For more information, refer to Statistical Geography Volume 1: Australian Standard Geographical Classification (ASGC) 2006
(cat. no. 1216.0) and Information Paper: ABS Views on Remoteness, 2001
(cat. no. 1244.0).
The sex ratio relates to the number of males per 100 females.
Standardised death rate (SDR)
Standardised death rates (SDRs) enable the comparison of death rates between populations with different age structures by relating them to a standard population. The ABS standard populations relate to the years ending in 1 (e.g. 2001). The current standard population is all persons in the Australian population at 30 June 2001. SDRs are expressed per 1,000 or 100,000 persons. There are two methods of calculating standardised death rates:
- The direct method - this is used when the populations under study are large and the age-specific death rates are reliable. It is the overall death rate that would have prevailed in the standard population if it had experienced at each age the death rates of the population under study.
- The indirect method - this is used when the populations under study are small and the age-specific death rates are unreliable or not known. It is an adjustment to the crude death rate of the standard population to account for the variation between the actual number of deaths in the population under study and the number of deaths which would have occurred if the population under study had experienced the age-specific death rates of the standard population.
Wherever used, the definition adopted is indicated.
Standardised mortality ratio
The ratio of the actual number of deaths in the population under study and the number of deaths which would have occurred if the population under study had experienced the age-specific death rates of the standard population (see also Standardised death rate, the indirect method).
State or territory of registration
State or territory of registration refers to the state or territory in which the event was registered.

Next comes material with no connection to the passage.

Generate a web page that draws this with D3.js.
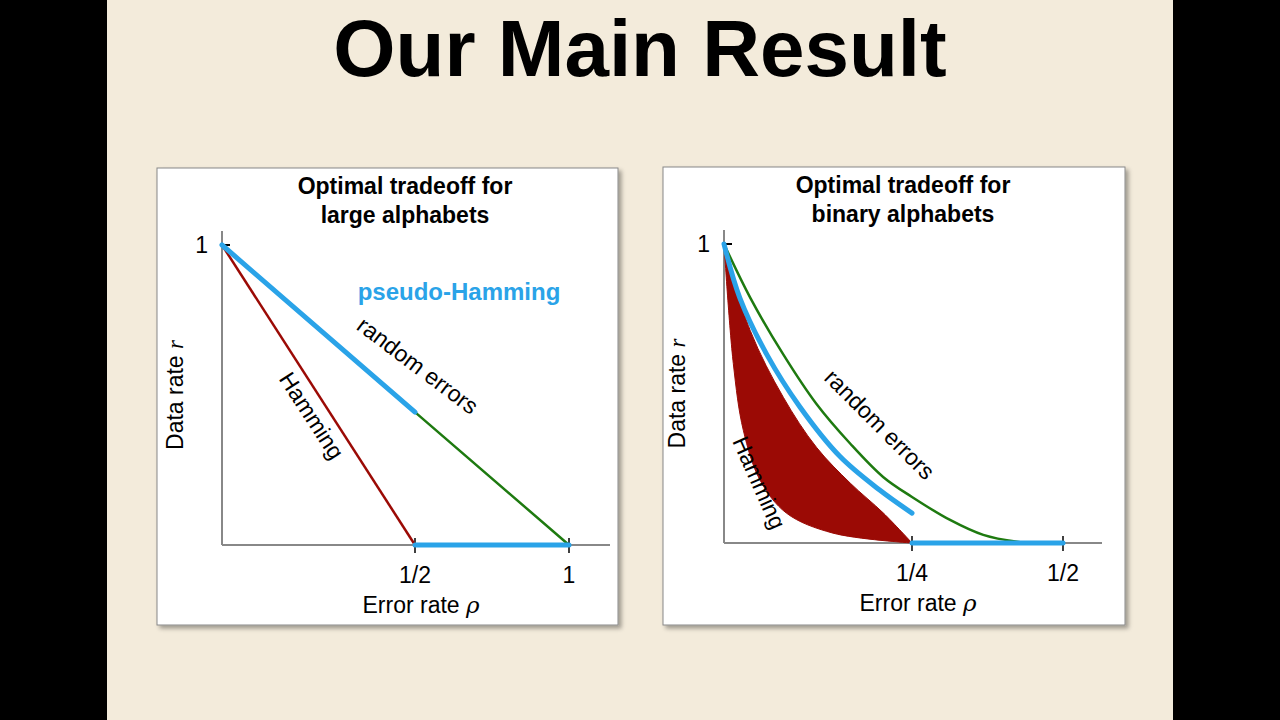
<!DOCTYPE html>
<html><head><meta charset="utf-8">
<script src="https://cdn.jsdelivr.net/npm/d3@7"></script>
<style>body{margin:0;background:#000}svg text{font-family:"Liberation Sans",Arial,sans-serif}</style>
</head><body>
<script>
// large alphabets (rho, r)
var largeHamming = [[0, 1], [0.5, 0]];
var largeRandom = [[0, 1], [0.5, 0.443], [1, 0]];
var largePseudo = [[0, 1], [0.5, 0.443]];
var largePseudoFlat = [[0.5, 0], [1, 0]];
var largeTicks = ["1/2", "1"];

// binary alphabets (rho, r)
var binRandom = [[0, 1], [0.035, 0.82], [0.079, 0.63], [0.123, 0.465], [0.168, 0.332], [0.212, 0.22], [0.25, 0.154], [0.313, 0.077], [0.368, 0.027], [0.424, 0.004], [0.451, 0]];
var binPseudo = [[0, 1], [0.021, 0.82], [0.057, 0.63], [0.101, 0.455], [0.154, 0.29], [0.207, 0.177], [0.25, 0.1]];
var binPseudoFlat = [[0.25, 0], [0.5, 0]];
var binHammingLow = [[0, 1], [0.0124, 0.6], [0.0257, 0.377], [0.048, 0.21], [0.083, 0.1], [0.145, 0.033], [0.25, 0]];
var binHammingHigh = [[0, 1], [0.035, 0.71], [0.079, 0.487], [0.123, 0.32], [0.168, 0.2], [0.212, 0.1], [0.25, 0]];
var binTicks = ["1/4", "1/2"];

var svg = d3.select("body").append("svg").attr("width", 1280).attr("height", 720);
svg.append("rect").attr("x", 107).attr("width", 1066).attr("height", 720).attr("fill", "#f3ebdb");
svg.append("text").attr("x", 640).attr("y", 76).attr("text-anchor", "middle")
    .attr("font-size", 80).attr("font-weight", "bold").text("Our Main Result");

var defs = svg.append("defs");
var f = defs.append("filter").attr("id", "sh").attr("x", "-5%").attr("y", "-5%").attr("width", "115%").attr("height", "115%");
f.append("feDropShadow").attr("dx", 3).attr("dy", 3).attr("stdDeviation", 2).attr("flood-opacity", 0.35);

var BLUE = "#2aa3e8", GREEN = "#1e7a10", RED = "#9b0a05";

function panel(o)
{
    var g = svg.append("g");
    g.append("rect").attr("x", o.box[0]).attr("y", o.box[1]).attr("width", o.box[2]).attr("height", o.box[3])
        .attr("fill", "#fff").attr("stroke", "#888").attr("filter", "url(#sh)");
    var x = d3.scaleLinear().domain(o.xd).range(o.xr);
    var y = d3.scaleLinear().domain([0, 1]).range([o.y0, o.y1]);
    var line = d3.line().x(function (d) { return x(d[0]); }).y(function (d) { return y(d[1]); });

    // axes
    g.append("line").attr("x1", x(0)).attr("x2", o.xEnd).attr("y1", y(0)).attr("y2", y(0)).attr("stroke", "#888").attr("stroke-width", 2);
    g.append("line").attr("x1", x(0)).attr("x2", x(0)).attr("y1", y(0)).attr("y2", y(1) - 14).attr("stroke", "#888").attr("stroke-width", 2);
    g.append("line").attr("x1", x(0)).attr("x2", x(0) + 8).attr("y1", y(1)).attr("y2", y(1)).attr("stroke", "#000").attr("stroke-width", 2);
    g.append("text").attr("x", x(0) - 14).attr("y", y(1) + 8).attr("text-anchor", "end").attr("font-size", 23).text("1");
    o.tickVals.forEach(function (v, i)
    {
        g.append("line").attr("x1", x(v)).attr("x2", x(v)).attr("y1", y(0) - 7).attr("y2", y(0) + 8).attr("stroke", "#000").attr("stroke-width", 1.5);
        g.append("text").attr("x", x(v)).attr("y", y(0) + 38).attr("text-anchor", "middle").attr("font-size", 23).text(o.ticks[i]);
    });

    o.draw(g, x, y, line);

    g.append("text").attr("x", o.tx).attr("y", o.box[1] + 26).attr("text-anchor", "middle").attr("font-size", 23).attr("font-weight", "bold").text(o.title[0]);
    g.append("text").attr("x", o.tx).attr("y", o.box[1] + 55).attr("text-anchor", "middle").attr("font-size", 23).attr("font-weight", "bold").text(o.title[1]);
    var xl = g.append("text").attr("x", (x(0) + o.xEnd) / 2 + 5).attr("y", y(0) + 68).attr("text-anchor", "middle").attr("font-size", 23);
    xl.append("tspan").text("Error rate ");
    xl.append("tspan").attr("font-family", "DejaVu Serif").attr("font-style", "italic").text("ρ");
    var yl = g.append("text").attr("transform", "translate(" + (x(0) - 39) + "," + ((y(0) + y(1)) / 2) + ") rotate(-90)")
        .attr("text-anchor", "middle").attr("font-size", 23);
    yl.append("tspan").text("Data rate ");
    yl.append("tspan").attr("font-family", "Liberation Serif").attr("font-style", "italic").text("r");

    o.labels.forEach(function (l)
    {
        g.append("text").attr("transform", "translate(" + l[0] + "," + l[1] + ") rotate(" + l[2] + ")")
            .attr("text-anchor", "middle").attr("font-size", 23).text(l[3]);
    });
}

function blue(g, line, pts)
{
    g.append("path").attr("d", line(pts)).attr("fill", "none").attr("stroke", BLUE).attr("stroke-width", 5).attr("stroke-linecap", "round");
}

panel({
    box: [157, 168, 461, 457], xd: [0, 0.5, 1], xr: [222, 415, 569], y0: 545, y1: 245, xEnd: 610,
    tickVals: [0.5, 1], ticks: largeTicks, tx: 405, title: ["Optimal tradeoff for", "large alphabets"],
    labels: [[413, 372, 37, "random errors"], [305, 420, 57, "Hamming"]],
    draw: function (g, x, y, line)
    {
        g.append("path").attr("d", line(largeHamming)).attr("fill", "none").attr("stroke", RED).attr("stroke-width", 2.5);
        g.append("path").attr("d", line(largeRandom)).attr("fill", "none").attr("stroke", GREEN).attr("stroke-width", 2.5);
        blue(g, line, largePseudo);
        blue(g, line, largePseudoFlat);
        g.append("text").attr("x", 459).attr("y", 300).attr("text-anchor", "middle").attr("font-size", 24)
            .attr("font-weight", "bold").attr("fill", BLUE).text("pseudo-Hamming");
    }
});

panel({
    box: [663, 167, 462, 458], xd: [0, 0.25, 0.5], xr: [724, 912, 1063], y0: 543, y1: 244, xEnd: 1102,
    tickVals: [0.25, 0.5], ticks: binTicks, tx: 903, title: ["Optimal tradeoff for", "binary alphabets"],
    labels: [[874, 430, 45, "random errors"], [752, 486, 66, "Hamming"]],
    draw: function (g, x, y, line)
    {
        var curve = line.curve(d3.curveCatmullRom.alpha(0.5));
        var region = curve(binHammingLow) + "L" + curve(binHammingHigh.slice().reverse()).slice(1) + "Z";
        g.append("path").attr("d", region).attr("fill", RED).attr("stroke", RED).attr("stroke-width", 1);
        g.append("path").attr("d", curve(binRandom)).attr("fill", "none").attr("stroke", GREEN).attr("stroke-width", 2.5);
        blue(g, curve, binPseudo);
        blue(g, curve, binPseudoFlat);
    }
});
</script>
</body></html>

State or territory of usual residence
State or territory of usual residence refers to the state or territory of usual residence of:
Statistical Division (SD)
- the population (estimated resident population);
- the mother (birth collection);
- the deceased (death collection).
Statistical Divisions (SDs) consist of one or more Statistical Subdivisions (SSD). The divisions are designed to be relatively homogeneous regions characterised by identifiable social and economic units within the region, under the unifying influence of one or more major towns or cities. Further information concerning SDs is contained in Australian Standard Geographic Classification (ASGC)
(cat. no. 1216.0).
Statistical Local Area (SLA)
Statistical Local Areas (SLAs) are, in most cases, identical with, or have been formed from a division of, whole Local Government Areas (LGAs). In other cases, they represent unincorporated areas. In aggregate, SLAs cover the whole of a state or territory without gaps or overlaps. In some cases, legal LGAs overlap statistical subdivision boundaries and therefore comprise two or three SLAs (Part A, Part B and, if necessary, Part C). Further information concerning SDs is contained in Australian Standard Geographic Classification (ASGC)
(cat. no. 1216.0).
Statistical Subdivision (SSD)
In aggregate, Statistical Subdivisions (SSD) cover the whole of Australia without gaps or overlaps. They are defined as socially and economically homogeneous regions characterised by identifiable links between the inhabitants. In the non-urban areas an SSD is characterised by identifiable links between the economic units within the region, under the unifying influence of one or more major towns or cities. Further information concerning SSDs is contained in Australian Standard Geographical Classification (ASGC)
(cat. no. 1216.0).
Usual residence within Australia refers to that address at which the person has lived or intends to live for a total of six months or more in a given reference year.
Year of occurrence
Data presented on year of occurrence basis relate to the date the death occurred.
Year of registration
Data presented on year of registration basis relate to the date the death was registered.